In 1839 Joshua Higgs, junior, who was associated with his father in their building firm which operated from No. 54 Davies Street for many years, submitted to the Select Committee on Metropolis Improvements a proposal for improving the north end of Davies Street (Plate 24a in vol. XXXIX). Here the configuration of the estate boundary had prevented the street being carried through to Oxford Street in a straight line: instead it bent to the north-west and narrowed into what was in effect a continuation of South Molton Lane. There is no evidence that Higgs's scheme to re-align this part of the street was ever seriously considered, but the need for better communication here exercised the Estate on several occasions (fn. 20) until the building of the Central London Railway in 1898–1900 enabled the improvement to be carried out (see page 178).

Footnotes

  • 1. GBA 1, 2, 7, 9, 10, 12, 15, 33, 36.
  • 2. Ibid., 33, 36: GLB 11/41, 49.
  • 3. GLB 1/27: M.D.R. 1739/1/115: R.B.
  • 4. R.B.: Burke's Peerage.
  • 5. W.C.L., C137, engraving of Mivart's Hotel (1).
  • 6. G.L.R.O.(M), WR/PP, Reg. 5, 1749: R.B.
  • 7. G.L.R.O.(M), TC/St. G./1.
  • 8. GLB 11/41.
  • 9. G.O. box Q bundle 35; box S, bundle 157; chest C, bundle 11, 30 April, 9 May 1787: GLB XXI/551–69.
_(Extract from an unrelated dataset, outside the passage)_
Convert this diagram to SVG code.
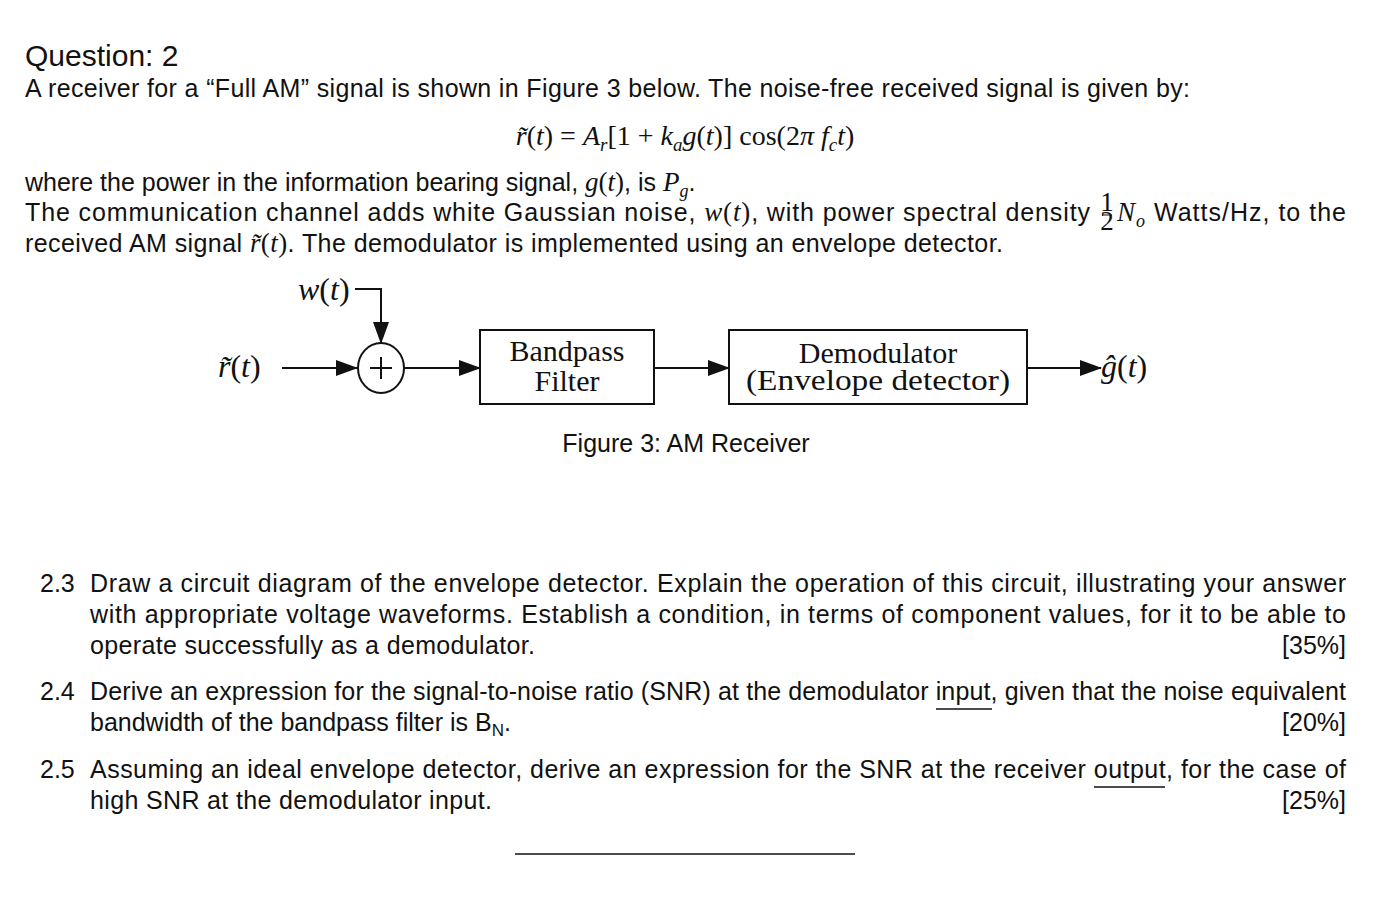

  • 10. G.O., box S, bundle 157, petitions: GLB IV/99.
  • 11. G.O., box S, bundle 157: GBM 1/42–3, 211, 230, 262, 266, 290, 297; 2/262.
  • 12. P.R.O., HO 107/733, bk. 8, ff. 12–15.
  • 13. Rev. John Telford, Two West-End Chapels, 1886, pp. 86–92.
  • 14. GLB XXI/562: Colvin.
  • 15. GBM 13/533, 538; 14/97: Particulars of Improved Working Class Dwellings at present upon the Duke of Westminster's London Estate, 1884: B. 6 July 1901, p. 6.
  • 16. G.L.C., Photo. Lib., 96.0 Dav., 76/17633: R.B.
  • 17. GBM 7/199, 259, 369, 411; 8/194, 272: GA, Davies St., leases of 22 July, 7 Oct, 7 Nov. to S. Smith.
  • 18. R.B.
  • 19. GBM 11/386, 412–13: GA, Davies St., leases of 10, 22 July 1838, 12 June 1839 to T. Cubitt or his nominees: G.O., war damage photo., no. 20.
  • 20. GBM 15/441; 19/494; 20/17, 23, 26; 21/10, 30, 213–14.
  • c1. Joseph Manton, the well-known gunsmith, occupied Nos 7 and 9 (formerly No. 27) 1792-1820.